GHOST SONG : entretien avec NICOLAS PEDUZZI
Nicolas Peduzzi avait marqué les esprits avec Southern Belle, portrait anxiogène d’une richissime héritière texane en perdition. Il revient en ouverture de l’ACID avec l’âpre et électrisant Ghost Song, toujours filmé à Huston, entre docu et fiction. Crise des opiacés, guerre des gangs, rap codéiné, ouragan apocalyptique et rêve américain explosé façon puzzle… Ça déménage.
Avec Ghost Song, vous continuez à creuser cet univers du sud-Texas, à la fois dur et poétique, pourquoi être resté à Houston ?
Je n’avais pas forcément envie de rester aux Etats-Unis, mais ça reste la ville du diable ! Pendant Southern Belle, j’ai rencontré Will à une soirée, qui est en fait le cousin de Taylor (héroïne de Southern Belle, ndlr.), et il m’a tout de suite fasciné. Il s’engueulait en chantant avec sa copine et c’est ça qui m’a inspiré pour la scène avec son oncle, donc ça s’est fait assez naturellement. Et puis Houston est une ville très républicaine, fermée, ça donne des gens qui ont un côté intense et très lucide sur leur société et qui l’expriment de façon assez cool. Quant au personnage de la rappeuse, OMB Bloodbath, c’est pareil, on tournait Southern Belle dans une station-service, elle était à proximité – je croyais que c’était un mec – et elle nous pointe son gun, en mode un peu clip, « show off ». Ça nous a fait flipper puisqu’on n’était pas trop habitués à voir des armes et finalement, elle a rigolé et elle est venu nous parler. Il y avait plein de kids qui traînaient dans ce quartier où est née le rap « Chopped and screwed » (technique de remix en ralentissant le tempo, ndlr.) autour de DJ Screw et qui a inspiré tous les rappeurs dans le monde, Asap Rocky et les autres.

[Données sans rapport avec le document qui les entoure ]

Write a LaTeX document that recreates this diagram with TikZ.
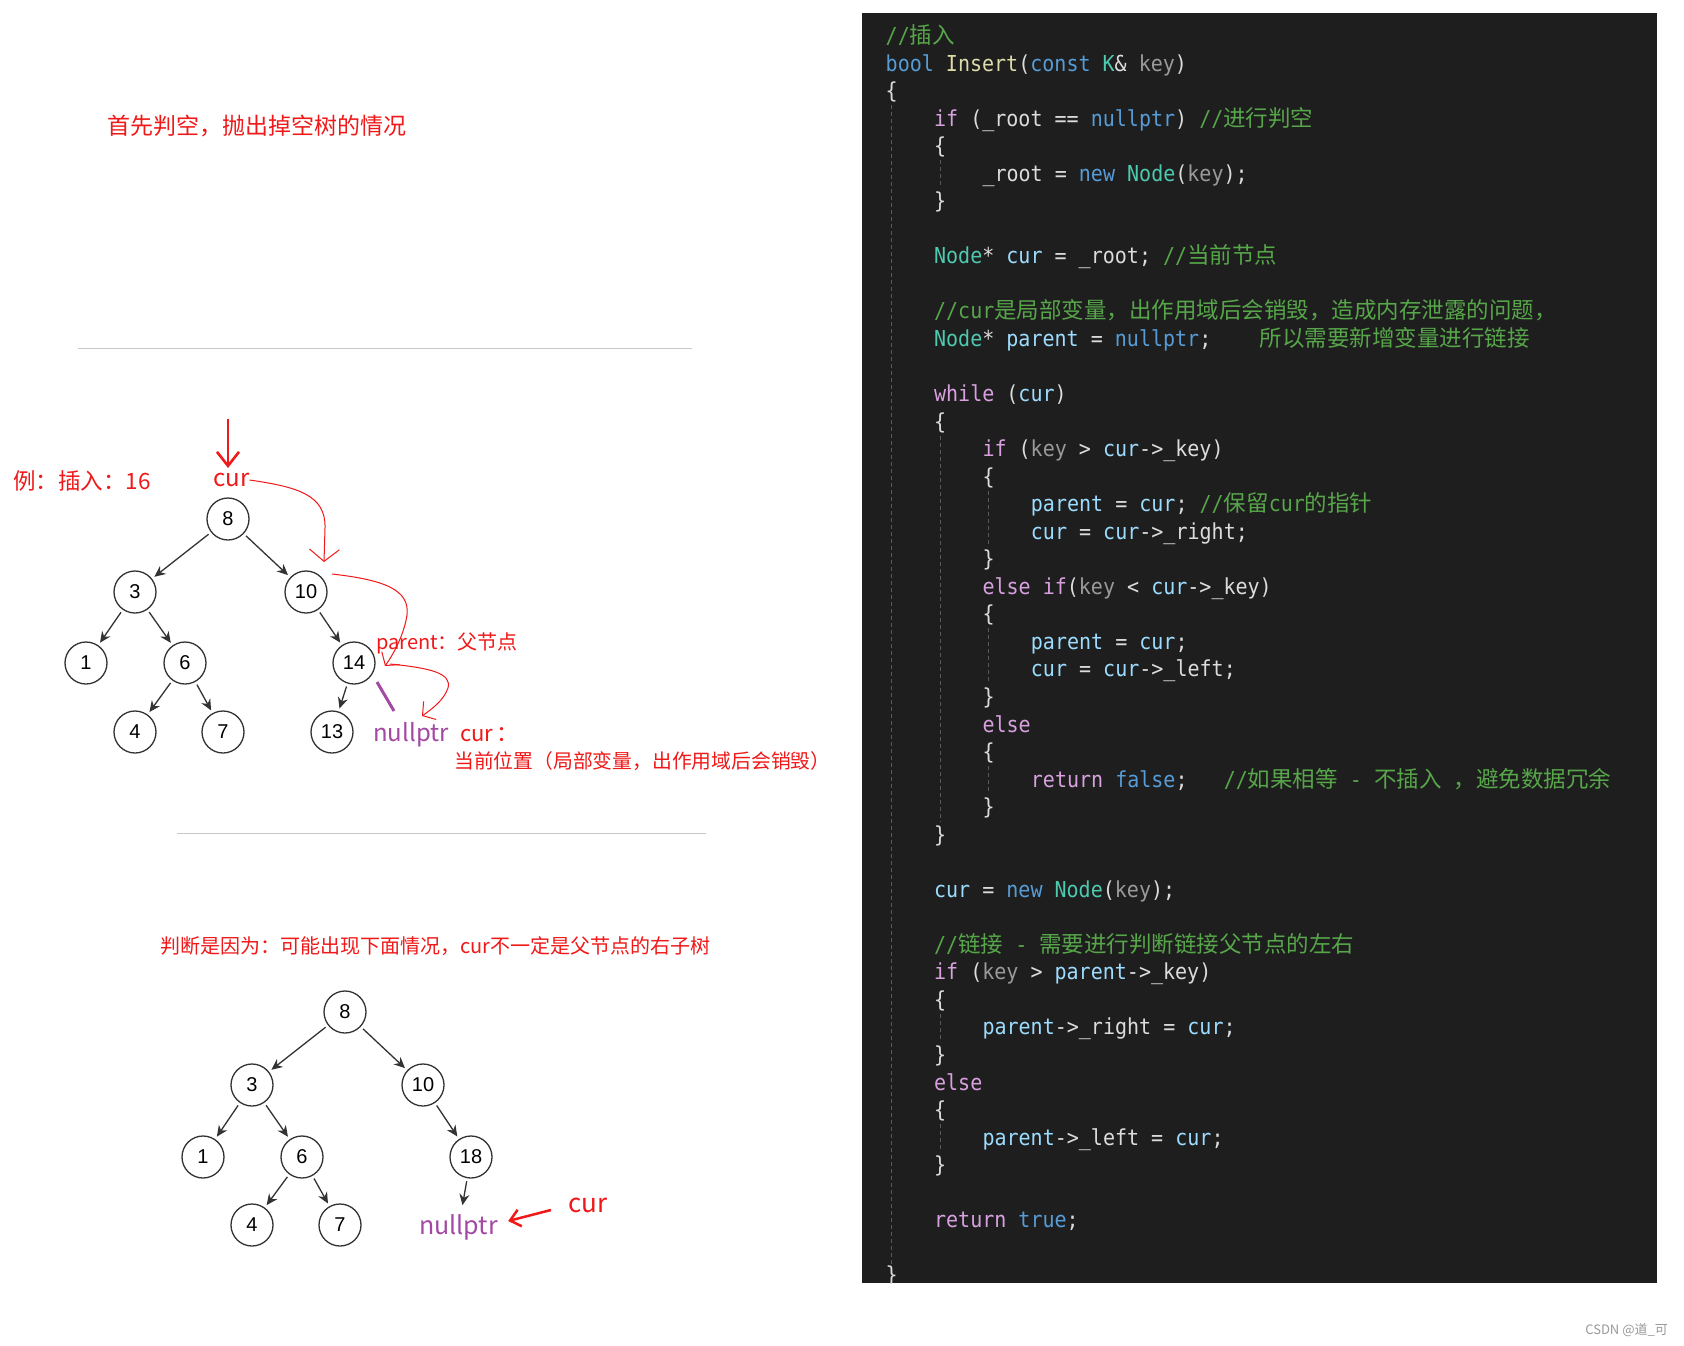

OMB Bloodbath a accepté tout de suite de participer ?
Oui, je suis allée la voir dans son quartier et là elle m’a tout, tout, tout déballé. Au début, son accent était incompréhensible, mais j’étais aussi fascinée par le personnage : une meuf comme ça, avec des gros gars à côté… Maintenant, elle commence à percer, elle a signé avec un gros label. Malheureusement, on n’a pas pu la faire venir à Cannes car elle porte un bracelet électronique… Quand je l’ai rencontrée, elle sortait de prison et tu sentais que c’était vraiment derrière elle ces histoires de gangs. Je pense que la prison l’a complètement traumatisée, elle ne veut plus jamais y retourner. En revanche, elle vit de motel en motel, cloisonnée, à longer les murs, complètement parano mais à juste titre ! Quand on se donnait des rendez-vous, elle était 1 heure avant sur place en train de surveiller… C’était tout le temps comme ça.
La scène rap est très liée aux gangs à Houston ?
Oui, il y a les « rouges » et les « bleus », mais le pote de Bloodbath qui s’est fait assassiner par exemple, Kenny Lou, c’était un « Crib » – alors que elle, elle est « Blood » – donc c’est plus un truc de quartiers qui est là depuis des années et ils ne savent même plus pourquoi ils se battent. Dans son quartier, c’est une hécatombe, elle le dit : elle a perdu 20 potes en 2 ans, elle s’est fait tirer dessus deux fois…
Vous travaillez une forme hybride, on a l’impression d’avoir des personnages de fiction face à nous… Quelles sont vos références ou vos modèles ?
J’étais fan hyper-jeune de La Bataille d’Alger de Pontecorvo, même si ça n’a rien à voir avec mon film. On sent que les personnages jouent leur propre rôle. J’ai aussi été vraiment marqué par Rossellini, les premiers Harmony Korine…
Quel est votre prochain projet ?
Au départ, j’avais l’idée de faire un truc sur le Covid, j’ai filmé à l’hôpital Beaujon à Paris, pendant le premier confinement. J’y ai rencontré un psychiatre de 33 ans, Jamal. Je l’ai suivi tout seul en mode documentaire pur. C’est un mec qui prend son temps avec chaque patient dans une société paupérisée qui va à mille à l’heure. Il ne dort pas, il n’a pas de vie privée… Il est complètement dédié à son truc. Je suis tombé amoureux de la personne.